(Stated exercise):
Using the data below, tally the lines that include the string "this". Only the number is wanted.
Supplied material start
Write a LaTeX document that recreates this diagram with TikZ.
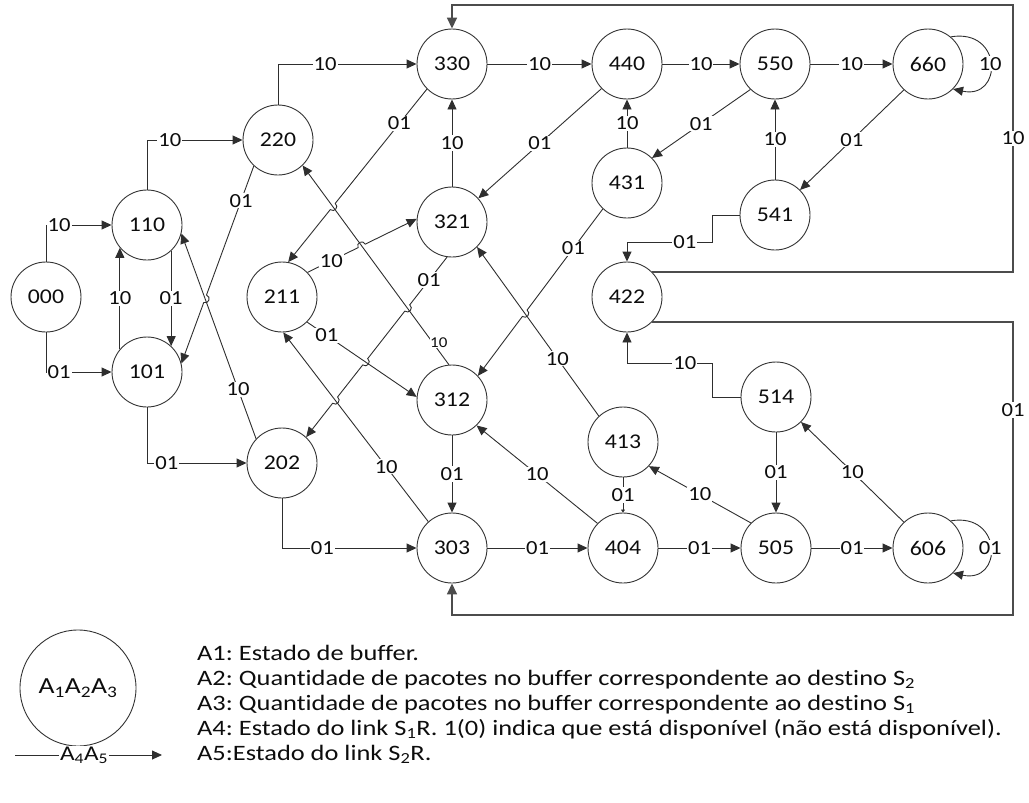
Supplied material end
Supplied material start
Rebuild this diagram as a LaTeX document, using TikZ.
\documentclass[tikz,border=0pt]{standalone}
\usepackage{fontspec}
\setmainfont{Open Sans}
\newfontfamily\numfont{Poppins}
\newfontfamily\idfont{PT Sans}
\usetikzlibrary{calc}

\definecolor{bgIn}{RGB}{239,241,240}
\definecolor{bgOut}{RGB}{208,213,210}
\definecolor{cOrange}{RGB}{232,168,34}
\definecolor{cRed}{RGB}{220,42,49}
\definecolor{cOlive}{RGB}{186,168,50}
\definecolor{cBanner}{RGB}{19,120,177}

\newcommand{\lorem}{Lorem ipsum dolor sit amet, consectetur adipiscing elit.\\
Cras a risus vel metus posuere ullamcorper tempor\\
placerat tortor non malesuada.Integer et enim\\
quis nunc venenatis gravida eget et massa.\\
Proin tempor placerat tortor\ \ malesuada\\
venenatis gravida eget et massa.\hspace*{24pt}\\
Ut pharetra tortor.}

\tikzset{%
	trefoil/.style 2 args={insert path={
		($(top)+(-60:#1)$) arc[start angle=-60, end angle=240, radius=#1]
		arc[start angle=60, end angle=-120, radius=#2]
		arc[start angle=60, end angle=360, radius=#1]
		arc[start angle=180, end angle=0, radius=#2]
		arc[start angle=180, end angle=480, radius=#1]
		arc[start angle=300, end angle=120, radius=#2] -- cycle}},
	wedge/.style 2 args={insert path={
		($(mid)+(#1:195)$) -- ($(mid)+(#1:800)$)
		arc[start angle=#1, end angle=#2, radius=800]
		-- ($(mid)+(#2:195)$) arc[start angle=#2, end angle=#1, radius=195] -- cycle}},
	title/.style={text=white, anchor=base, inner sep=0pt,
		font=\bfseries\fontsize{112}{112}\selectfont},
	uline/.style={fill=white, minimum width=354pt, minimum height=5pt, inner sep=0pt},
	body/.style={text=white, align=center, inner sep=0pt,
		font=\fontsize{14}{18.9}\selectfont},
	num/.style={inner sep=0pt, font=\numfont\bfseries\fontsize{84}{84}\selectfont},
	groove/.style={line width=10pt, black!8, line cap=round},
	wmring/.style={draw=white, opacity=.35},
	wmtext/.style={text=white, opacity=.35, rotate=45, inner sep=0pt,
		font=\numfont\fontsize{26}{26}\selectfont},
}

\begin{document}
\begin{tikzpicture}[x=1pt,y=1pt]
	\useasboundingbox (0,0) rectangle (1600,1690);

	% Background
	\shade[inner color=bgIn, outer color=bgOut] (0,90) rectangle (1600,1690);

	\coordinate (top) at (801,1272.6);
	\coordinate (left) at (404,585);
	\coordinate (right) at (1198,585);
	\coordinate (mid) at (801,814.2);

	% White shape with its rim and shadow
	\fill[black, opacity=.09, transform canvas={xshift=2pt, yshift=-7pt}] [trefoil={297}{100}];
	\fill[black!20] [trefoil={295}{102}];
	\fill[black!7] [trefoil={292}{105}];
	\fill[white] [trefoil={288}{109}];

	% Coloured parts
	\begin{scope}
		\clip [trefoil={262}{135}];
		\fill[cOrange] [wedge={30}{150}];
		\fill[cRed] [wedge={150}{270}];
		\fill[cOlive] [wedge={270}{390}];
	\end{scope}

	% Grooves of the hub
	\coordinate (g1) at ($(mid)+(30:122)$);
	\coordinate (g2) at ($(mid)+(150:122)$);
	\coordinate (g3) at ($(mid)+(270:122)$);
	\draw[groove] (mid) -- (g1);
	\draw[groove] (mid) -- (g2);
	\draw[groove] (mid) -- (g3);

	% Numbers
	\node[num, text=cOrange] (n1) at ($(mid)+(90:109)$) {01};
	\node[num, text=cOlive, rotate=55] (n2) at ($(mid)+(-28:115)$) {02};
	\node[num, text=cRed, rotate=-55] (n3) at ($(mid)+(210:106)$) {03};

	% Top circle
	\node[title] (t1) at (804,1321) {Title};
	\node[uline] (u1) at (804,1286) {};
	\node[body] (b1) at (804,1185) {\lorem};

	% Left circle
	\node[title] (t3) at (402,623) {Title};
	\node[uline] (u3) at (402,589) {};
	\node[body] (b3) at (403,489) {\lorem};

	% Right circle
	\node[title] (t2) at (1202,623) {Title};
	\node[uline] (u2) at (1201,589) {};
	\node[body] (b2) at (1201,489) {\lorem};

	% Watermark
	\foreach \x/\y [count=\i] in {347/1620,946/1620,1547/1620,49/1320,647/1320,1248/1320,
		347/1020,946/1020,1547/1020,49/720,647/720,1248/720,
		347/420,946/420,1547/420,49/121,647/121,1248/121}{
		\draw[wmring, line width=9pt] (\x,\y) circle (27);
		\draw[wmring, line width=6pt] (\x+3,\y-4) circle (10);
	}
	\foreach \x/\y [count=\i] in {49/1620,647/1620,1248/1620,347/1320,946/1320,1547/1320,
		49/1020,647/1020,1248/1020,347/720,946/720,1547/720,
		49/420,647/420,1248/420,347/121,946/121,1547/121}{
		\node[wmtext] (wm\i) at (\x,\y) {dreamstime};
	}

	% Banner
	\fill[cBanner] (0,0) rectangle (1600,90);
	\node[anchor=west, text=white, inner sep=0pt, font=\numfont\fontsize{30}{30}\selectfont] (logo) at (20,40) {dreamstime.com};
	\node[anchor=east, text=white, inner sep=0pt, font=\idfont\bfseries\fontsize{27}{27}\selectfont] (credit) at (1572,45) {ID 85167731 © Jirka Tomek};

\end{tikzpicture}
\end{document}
Supplied material end
(Written reply):
2